Charts and diagrams as code:
---
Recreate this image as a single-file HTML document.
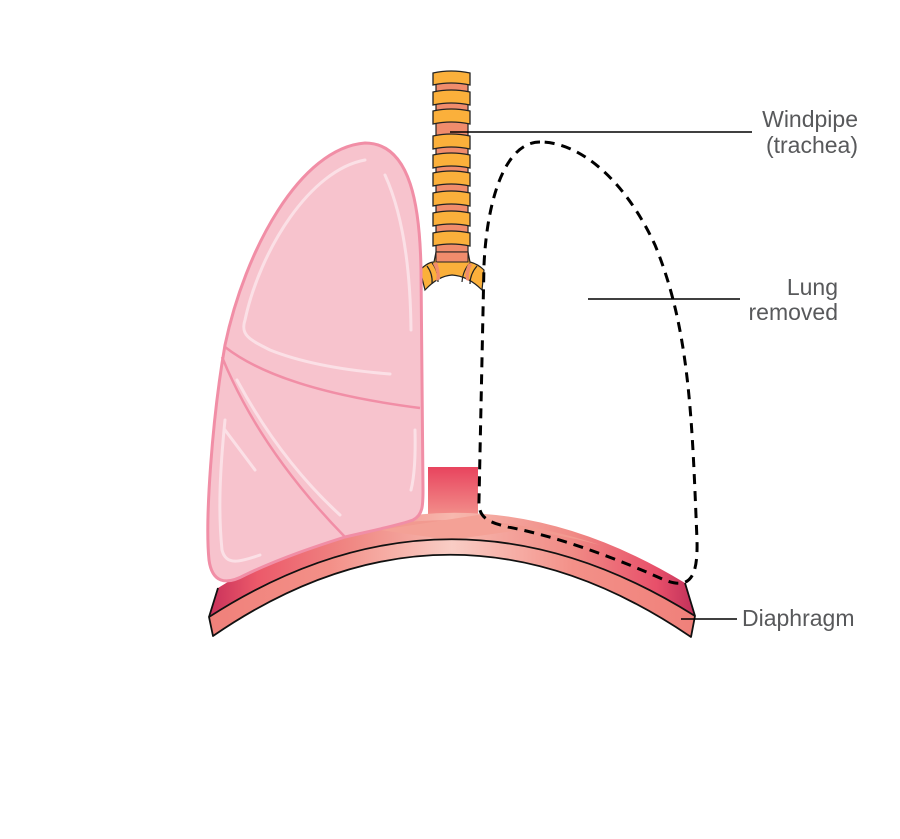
<!DOCTYPE html>
<html><head><meta charset="utf-8"><style>
html,body{margin:0;padding:0;background:#fff;}
svg{display:block;}
text{font-family:"Liberation Sans",Arial,sans-serif;font-size:23px;fill:#58595b;}
</style></head><body>
<svg width="900" height="839" viewBox="0 0 900 839" xmlns="http://www.w3.org/2000/svg">
<defs>
<linearGradient id="top" x1="0" y1="0" x2="1" y2="0">
<stop offset="0" stop-color="#c8305a"/><stop offset="0.1" stop-color="#ec5a6a"/><stop offset="0.3" stop-color="#f08a85"/><stop offset="0.5" stop-color="#f7b8ae"/><stop offset="0.75" stop-color="#f08a85"/><stop offset="0.92" stop-color="#e8506a"/><stop offset="1" stop-color="#c0305a"/>
</linearGradient>
<linearGradient id="med" x1="0" y1="0" x2="0" y2="1">
<stop offset="0" stop-color="#e8445e"/><stop offset="1" stop-color="#f5a598"/>
</linearGradient>
<linearGradient id="front" x1="0" y1="0" x2="1" y2="0">
<stop offset="0" stop-color="#f0807a"/><stop offset="0.25" stop-color="#f39088"/><stop offset="0.5" stop-color="#f9cdc5"/><stop offset="0.75" stop-color="#f39088"/><stop offset="1" stop-color="#f0807a"/>
</linearGradient>
</defs>

<path d="M428,467 L478,467 L478,530 L428,530 Z" fill="url(#med)"/>
<path d="M209,617 L218,588 Q450,440 685,583 L695,616 Q450,462 209,617 Z" fill="url(#top)"/>
<path d="M300,545 Q450,495 600,545 Q450,505 300,545Z" fill="#f29a90"/>
<path d="M380,530 L478,515 L520,530 L450,540 Z" fill="#f4a196"/>
<path d="M209,617 Q450,462 695,616 L691,637 Q450,473 213,636 Z" fill="url(#front)" stroke="#111" stroke-width="1.8" stroke-linejoin="round"/>
<path d="M209,617 L218,588 M685,583 L695,616" stroke="#111" stroke-width="1.8" fill="none"/>

<rect x="436" y="74" width="32" height="190" fill="#f08c6c" stroke="#222" stroke-width="1.2"/>
<g fill="#fbb03b" stroke="#222" stroke-width="1.3">
<path d="M433,73 Q451,69 470,73 L470,85 Q451,81 433,85 Z"/>
<path d="M433,92 Q451,88 470,92 L470,105 Q451,101 433,105 Z"/>
<path d="M433,111 Q451,107 470,111 L470,124 Q451,120 433,124 Z"/>
<path d="M433,136 Q451,132 470,136 L470,149 Q451,145 433,149 Z"/>
<path d="M433,155 Q451,151 470,155 L470,168 Q451,164 433,168 Z"/>
<path d="M433,173 Q451,169 470,173 L470,186 Q451,182 433,186 Z"/>
<path d="M433,193 Q451,189 470,193 L470,206 Q451,202 433,206 Z"/>
<path d="M433,213 Q451,209 470,213 L470,226 Q451,222 433,226 Z"/>
<path d="M433,233 Q451,229 470,233 L470,246 Q451,242 433,246 Z"/>
</g>
<path d="M436,252 L468,252 L470,262 Q478,264 484,270 L482,290 Q468,276 452,275 Q438,276 425,290 L420,270 Q428,262 434,262 Z" fill="#fbb03b" stroke="#222" stroke-width="1.2"/>
<path d="M436,252 L468,252 L468,262 L436,262 Z" fill="#f08c6c" stroke="#222" stroke-width="1"/>
<path d="M432,263 Q438,270 438,282 M427,266 Q433,274 432,284 M462,282 Q463,270 470,263 M470,284 Q470,274 477,266" stroke="#222" stroke-width="1.2" fill="none"/>
<path d="M433,264 Q438,272 436,281 L440,279 Q440,270 437,262Z M466,280 Q464,270 469,263 L472,265 Q468,272 469,281Z" fill="#f08c6c"/>

<path d="M365,143 C300,148 245,250 225,345 C212,420 205,520 209,560 C212,582 225,586 245,575 C280,558 320,545 345,537 C375,530 400,525 413,520 C423,515 423,505 423,490 L421,270 C420,210 412,143 365,143 Z" fill="#f7c3cd" stroke="#f18ea6" stroke-width="3"/>
<path d="M225,347 Q280,390 420,408" stroke="#f18ea6" stroke-width="2.5" fill="none"/>
<path d="M222,357 Q260,450 345,537" stroke="#f18ea6" stroke-width="2.5" fill="none"/>
<g stroke="#fbe0e6" stroke-width="3" fill="none" stroke-linecap="round">
<path d="M365,160 C310,170 260,250 245,320 C240,335 250,340 270,350 C300,362 340,370 390,374"/>
<path d="M385,175 Q410,230 411,330"/>
<path d="M415,430 Q416,470 411,490"/>
<path d="M225,420 C220,470 218,510 222,550 C226,566 240,562 260,555"/>
<path d="M225,430 Q240,450 255,470"/>
<path d="M237,380 Q280,460 340,515"/>
</g>

<path d="M540,142 C505,142 487,200 484,265 L479,500 C478,518 488,522 508,527 C560,537 620,560 660,578 C690,592 698,578 697,540 C692,420 690,330 655,245 C625,180 580,142 540,142 Z" fill="none" stroke="#000" stroke-width="3" stroke-dasharray="10,7"/>

<line x1="450" y1="132" x2="752" y2="132" stroke="#000" stroke-width="1.5"/>
<line x1="588" y1="299" x2="740" y2="299" stroke="#000" stroke-width="1.5"/>
<line x1="681" y1="619" x2="737" y2="619" stroke="#000" stroke-width="1.5"/>

<text x="858" y="127" text-anchor="end">Windpipe</text>
<text x="858" y="153" text-anchor="end">(trachea)</text>
<text x="838" y="295" text-anchor="end">Lung</text>
<text x="838" y="320" text-anchor="end">removed</text>
<text x="742" y="626">Diaphragm</text>
</svg>
</body></html>
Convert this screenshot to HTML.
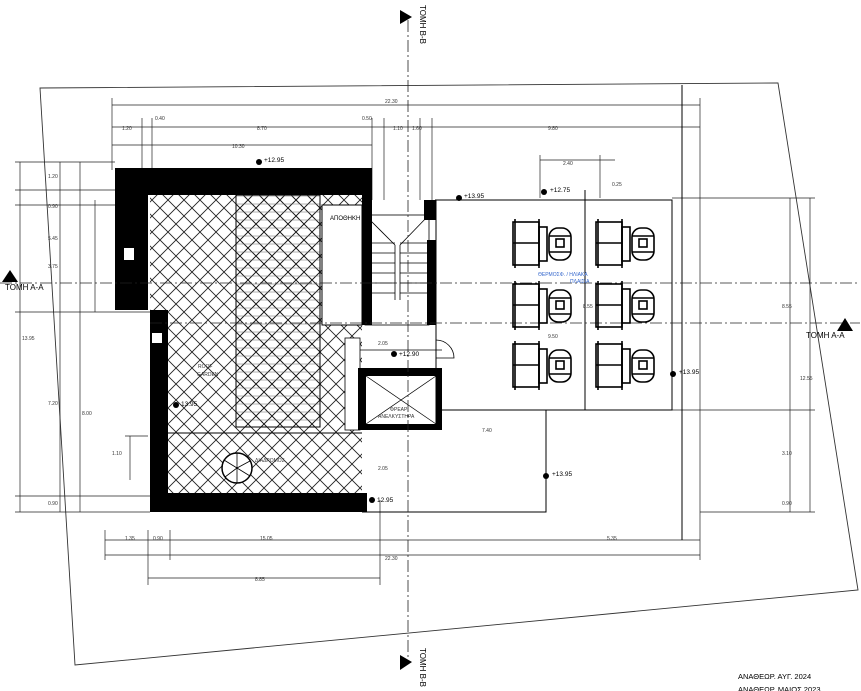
---
- Your objective -
Repeat the data exactly, without the pictures.

- Response to this exercise -
Recreate this image as a single-file HTML document.
<!DOCTYPE html>
<html><head><meta charset="utf-8"><style>
html,body{margin:0;padding:0;background:#fff;}
svg{display:block;}
text{font-family:"Liberation Sans",Arial,sans-serif;font-size:23px;fill:#58595b;}
</style></head><body>
<svg width="900" height="839" viewBox="0 0 900 839" xmlns="http://www.w3.org/2000/svg">
<defs>
<linearGradient id="top" x1="0" y1="0" x2="1" y2="0">
<stop offset="0" stop-color="#c8305a"/><stop offset="0.1" stop-color="#ec5a6a"/><stop offset="0.3" stop-color="#f08a85"/><stop offset="0.5" stop-color="#f7b8ae"/><stop offset="0.75" stop-color="#f08a85"/><stop offset="0.92" stop-color="#e8506a"/><stop offset="1" stop-color="#c0305a"/>
</linearGradient>
<linearGradient id="med" x1="0" y1="0" x2="0" y2="1">
<stop offset="0" stop-color="#e8445e"/><stop offset="1" stop-color="#f5a598"/>
</linearGradient>
<linearGradient id="front" x1="0" y1="0" x2="1" y2="0">
<stop offset="0" stop-color="#f0807a"/><stop offset="0.25" stop-color="#f39088"/><stop offset="0.5" stop-color="#f9cdc5"/><stop offset="0.75" stop-color="#f39088"/><stop offset="1" stop-color="#f0807a"/>
</linearGradient>
</defs>

<path d="M428,467 L478,467 L478,530 L428,530 Z" fill="url(#med)"/>
<path d="M209,617 L218,588 Q450,440 685,583 L695,616 Q450,462 209,617 Z" fill="url(#top)"/>
<path d="M300,545 Q450,495 600,545 Q450,505 300,545Z" fill="#f29a90"/>
<path d="M380,530 L478,515 L520,530 L450,540 Z" fill="#f4a196"/>
<path d="M209,617 Q450,462 695,616 L691,637 Q450,473 213,636 Z" fill="url(#front)" stroke="#111" stroke-width="1.8" stroke-linejoin="round"/>
<path d="M209,617 L218,588 M685,583 L695,616" stroke="#111" stroke-width="1.8" fill="none"/>

<rect x="436" y="74" width="32" height="190" fill="#f08c6c" stroke="#222" stroke-width="1.2"/>
<g fill="#fbb03b" stroke="#222" stroke-width="1.3">
<path d="M433,73 Q451,69 470,73 L470,85 Q451,81 433,85 Z"/>
<path d="M433,92 Q451,88 470,92 L470,105 Q451,101 433,105 Z"/>
<path d="M433,111 Q451,107 470,111 L470,124 Q451,120 433,124 Z"/>
<path d="M433,136 Q451,132 470,136 L470,149 Q451,145 433,149 Z"/>
<path d="M433,155 Q451,151 470,155 L470,168 Q451,164 433,168 Z"/>
<path d="M433,173 Q451,169 470,173 L470,186 Q451,182 433,186 Z"/>
<path d="M433,193 Q451,189 470,193 L470,206 Q451,202 433,206 Z"/>
<path d="M433,213 Q451,209 470,213 L470,226 Q451,222 433,226 Z"/>
<path d="M433,233 Q451,229 470,233 L470,246 Q451,242 433,246 Z"/>
</g>
<path d="M436,252 L468,252 L470,262 Q478,264 484,270 L482,290 Q468,276 452,275 Q438,276 425,290 L420,270 Q428,262 434,262 Z" fill="#fbb03b" stroke="#222" stroke-width="1.2"/>
<path d="M436,252 L468,252 L468,262 L436,262 Z" fill="#f08c6c" stroke="#222" stroke-width="1"/>
<path d="M432,263 Q438,270 438,282 M427,266 Q433,274 432,284 M462,282 Q463,270 470,263 M470,284 Q470,274 477,266" stroke="#222" stroke-width="1.2" fill="none"/>
<path d="M433,264 Q438,272 436,281 L440,279 Q440,270 437,262Z M466,280 Q464,270 469,263 L472,265 Q468,272 469,281Z" fill="#f08c6c"/>

<path d="M365,143 C300,148 245,250 225,345 C212,420 205,520 209,560 C212,582 225,586 245,575 C280,558 320,545 345,537 C375,530 400,525 413,520 C423,515 423,505 423,490 L421,270 C420,210 412,143 365,143 Z" fill="#f7c3cd" stroke="#f18ea6" stroke-width="3"/>
<path d="M225,347 Q280,390 420,408" stroke="#f18ea6" stroke-width="2.5" fill="none"/>
<path d="M222,357 Q260,450 345,537" stroke="#f18ea6" stroke-width="2.5" fill="none"/>
<g stroke="#fbe0e6" stroke-width="3" fill="none" stroke-linecap="round">
<path d="M365,160 C310,170 260,250 245,320 C240,335 250,340 270,350 C300,362 340,370 390,374"/>
<path d="M385,175 Q410,230 411,330"/>
<path d="M415,430 Q416,470 411,490"/>
<path d="M225,420 C220,470 218,510 222,550 C226,566 240,562 260,555"/>
<path d="M225,430 Q240,450 255,470"/>
<path d="M237,380 Q280,460 340,515"/>
</g>

<path d="M540,142 C505,142 487,200 484,265 L479,500 C478,518 488,522 508,527 C560,537 620,560 660,578 C690,592 698,578 697,540 C692,420 690,330 655,245 C625,180 580,142 540,142 Z" fill="none" stroke="#000" stroke-width="3" stroke-dasharray="10,7"/>

<line x1="450" y1="132" x2="752" y2="132" stroke="#000" stroke-width="1.5"/>
<line x1="588" y1="299" x2="740" y2="299" stroke="#000" stroke-width="1.5"/>
<line x1="681" y1="619" x2="737" y2="619" stroke="#000" stroke-width="1.5"/>

<text x="858" y="127" text-anchor="end">Windpipe</text>
<text x="858" y="153" text-anchor="end">(trachea)</text>
<text x="838" y="295" text-anchor="end">Lung</text>
<text x="838" y="320" text-anchor="end">removed</text>
<text x="742" y="626">Diaphragm</text>
</svg>
</body></html>
Convert this screenshot to HTML.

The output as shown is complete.